● **Work required**
Give again, word for word, the lines below that run from the line with "Reproduce this diagram with TikZ." through the line with "(0,0) rectangle (683,623);". Drop the pictures.

● **Recorded information**
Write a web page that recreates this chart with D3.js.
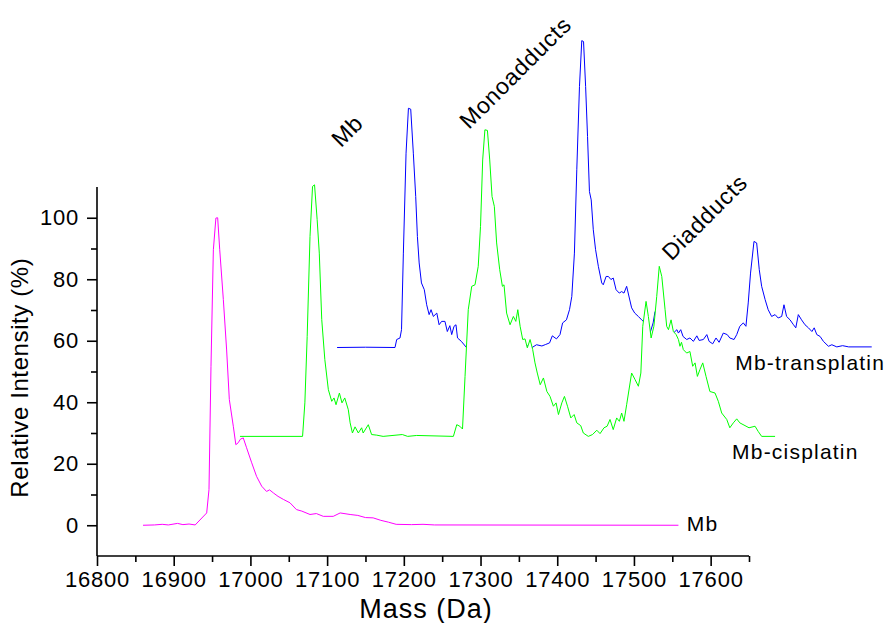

==

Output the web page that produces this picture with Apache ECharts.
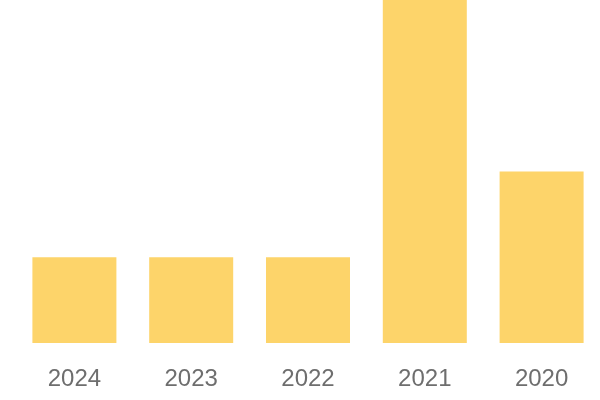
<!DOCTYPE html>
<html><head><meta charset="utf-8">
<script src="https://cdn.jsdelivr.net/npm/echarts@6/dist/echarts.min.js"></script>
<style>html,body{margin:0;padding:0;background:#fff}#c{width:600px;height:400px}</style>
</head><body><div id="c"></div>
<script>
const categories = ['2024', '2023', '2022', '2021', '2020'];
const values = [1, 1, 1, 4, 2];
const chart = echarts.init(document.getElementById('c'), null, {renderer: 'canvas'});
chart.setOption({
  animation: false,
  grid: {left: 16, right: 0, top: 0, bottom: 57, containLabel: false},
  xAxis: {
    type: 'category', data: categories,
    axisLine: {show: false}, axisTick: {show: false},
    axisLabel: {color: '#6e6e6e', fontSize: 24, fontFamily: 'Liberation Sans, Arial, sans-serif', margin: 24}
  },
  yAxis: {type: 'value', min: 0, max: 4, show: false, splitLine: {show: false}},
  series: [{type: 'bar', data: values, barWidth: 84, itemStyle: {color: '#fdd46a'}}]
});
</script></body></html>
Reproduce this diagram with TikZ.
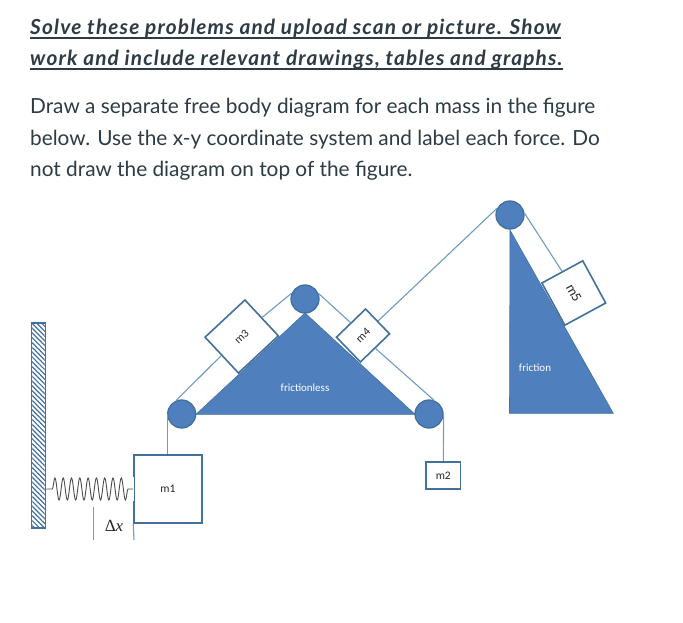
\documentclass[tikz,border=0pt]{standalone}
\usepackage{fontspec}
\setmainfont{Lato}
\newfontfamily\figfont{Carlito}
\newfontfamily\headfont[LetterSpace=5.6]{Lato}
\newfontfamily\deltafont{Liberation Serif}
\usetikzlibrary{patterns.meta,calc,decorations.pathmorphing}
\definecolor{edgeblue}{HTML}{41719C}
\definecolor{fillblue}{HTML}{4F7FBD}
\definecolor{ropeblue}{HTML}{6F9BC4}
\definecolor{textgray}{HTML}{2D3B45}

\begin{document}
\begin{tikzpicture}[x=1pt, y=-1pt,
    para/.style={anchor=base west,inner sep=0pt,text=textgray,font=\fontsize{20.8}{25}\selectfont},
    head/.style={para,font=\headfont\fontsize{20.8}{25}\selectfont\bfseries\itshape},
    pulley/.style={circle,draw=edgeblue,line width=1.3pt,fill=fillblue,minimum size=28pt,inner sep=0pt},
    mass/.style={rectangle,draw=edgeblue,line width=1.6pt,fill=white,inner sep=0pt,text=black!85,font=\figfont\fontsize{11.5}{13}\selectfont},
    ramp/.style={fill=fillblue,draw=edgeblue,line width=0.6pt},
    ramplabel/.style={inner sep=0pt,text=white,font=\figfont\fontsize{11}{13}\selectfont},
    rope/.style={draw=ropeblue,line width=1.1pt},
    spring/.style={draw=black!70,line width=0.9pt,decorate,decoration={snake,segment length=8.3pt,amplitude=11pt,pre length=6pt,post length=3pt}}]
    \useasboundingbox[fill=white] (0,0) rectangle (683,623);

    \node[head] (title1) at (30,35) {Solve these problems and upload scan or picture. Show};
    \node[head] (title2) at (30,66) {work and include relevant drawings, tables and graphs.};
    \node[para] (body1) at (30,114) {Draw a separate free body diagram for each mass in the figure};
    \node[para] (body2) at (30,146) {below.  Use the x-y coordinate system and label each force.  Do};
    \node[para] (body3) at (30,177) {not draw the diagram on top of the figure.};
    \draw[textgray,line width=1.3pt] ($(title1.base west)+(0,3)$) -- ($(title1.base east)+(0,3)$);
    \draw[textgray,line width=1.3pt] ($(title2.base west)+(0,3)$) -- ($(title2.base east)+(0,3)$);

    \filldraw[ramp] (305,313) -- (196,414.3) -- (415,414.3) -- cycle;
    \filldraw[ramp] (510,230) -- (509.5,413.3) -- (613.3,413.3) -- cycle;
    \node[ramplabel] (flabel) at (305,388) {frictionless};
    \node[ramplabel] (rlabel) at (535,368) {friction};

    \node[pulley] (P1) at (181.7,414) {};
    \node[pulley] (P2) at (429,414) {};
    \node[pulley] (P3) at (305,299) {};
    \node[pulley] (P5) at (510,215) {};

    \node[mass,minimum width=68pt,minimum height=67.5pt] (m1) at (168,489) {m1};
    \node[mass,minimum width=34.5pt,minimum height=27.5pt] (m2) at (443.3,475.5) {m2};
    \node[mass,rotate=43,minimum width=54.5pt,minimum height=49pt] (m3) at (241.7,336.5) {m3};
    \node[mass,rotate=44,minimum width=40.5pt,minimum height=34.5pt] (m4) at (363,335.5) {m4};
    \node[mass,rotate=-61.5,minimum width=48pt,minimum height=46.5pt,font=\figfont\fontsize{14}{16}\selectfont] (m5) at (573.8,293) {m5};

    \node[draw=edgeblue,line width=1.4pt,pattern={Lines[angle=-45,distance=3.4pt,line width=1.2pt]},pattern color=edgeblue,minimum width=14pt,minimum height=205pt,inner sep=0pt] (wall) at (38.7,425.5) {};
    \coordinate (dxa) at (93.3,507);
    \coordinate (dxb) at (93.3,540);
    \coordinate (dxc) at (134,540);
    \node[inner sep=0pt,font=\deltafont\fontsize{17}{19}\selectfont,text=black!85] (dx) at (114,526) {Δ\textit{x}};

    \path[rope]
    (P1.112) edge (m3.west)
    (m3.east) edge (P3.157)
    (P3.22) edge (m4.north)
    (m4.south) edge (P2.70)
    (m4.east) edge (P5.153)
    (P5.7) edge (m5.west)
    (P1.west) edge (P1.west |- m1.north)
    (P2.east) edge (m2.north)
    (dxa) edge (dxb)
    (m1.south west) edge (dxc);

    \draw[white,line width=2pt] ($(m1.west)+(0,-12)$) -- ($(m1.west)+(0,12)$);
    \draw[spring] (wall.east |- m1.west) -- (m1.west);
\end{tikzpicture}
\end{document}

● **Result**
Reproduce this diagram with TikZ.
\documentclass[tikz,border=0pt]{standalone}
\usepackage{fontspec}
\setmainfont{Lato}
\newfontfamily\figfont{Carlito}
\newfontfamily\headfont[LetterSpace=5.6]{Lato}
\newfontfamily\deltafont{Liberation Serif}
\usetikzlibrary{patterns.meta,calc,decorations.pathmorphing}
\definecolor{edgeblue}{HTML}{41719C}
\definecolor{fillblue}{HTML}{4F7FBD}
\definecolor{ropeblue}{HTML}{6F9BC4}
\definecolor{textgray}{HTML}{2D3B45}

\begin{document}
\begin{tikzpicture}[x=1pt, y=-1pt,
    para/.style={anchor=base west,inner sep=0pt,text=textgray,font=\fontsize{20.8}{25}\selectfont},
    head/.style={para,font=\headfont\fontsize{20.8}{25}\selectfont\bfseries\itshape},
    pulley/.style={circle,draw=edgeblue,line width=1.3pt,fill=fillblue,minimum size=28pt,inner sep=0pt},
    mass/.style={rectangle,draw=edgeblue,line width=1.6pt,fill=white,inner sep=0pt,text=black!85,font=\figfont\fontsize{11.5}{13}\selectfont},
    ramp/.style={fill=fillblue,draw=edgeblue,line width=0.6pt},
    ramplabel/.style={inner sep=0pt,text=white,font=\figfont\fontsize{11}{13}\selectfont},
    rope/.style={draw=ropeblue,line width=1.1pt},
    spring/.style={draw=black!70,line width=0.9pt,decorate,decoration={snake,segment length=8.3pt,amplitude=11pt,pre length=6pt,post length=3pt}}]
    \useasboundingbox[fill=white] (0,0) rectangle (683,623);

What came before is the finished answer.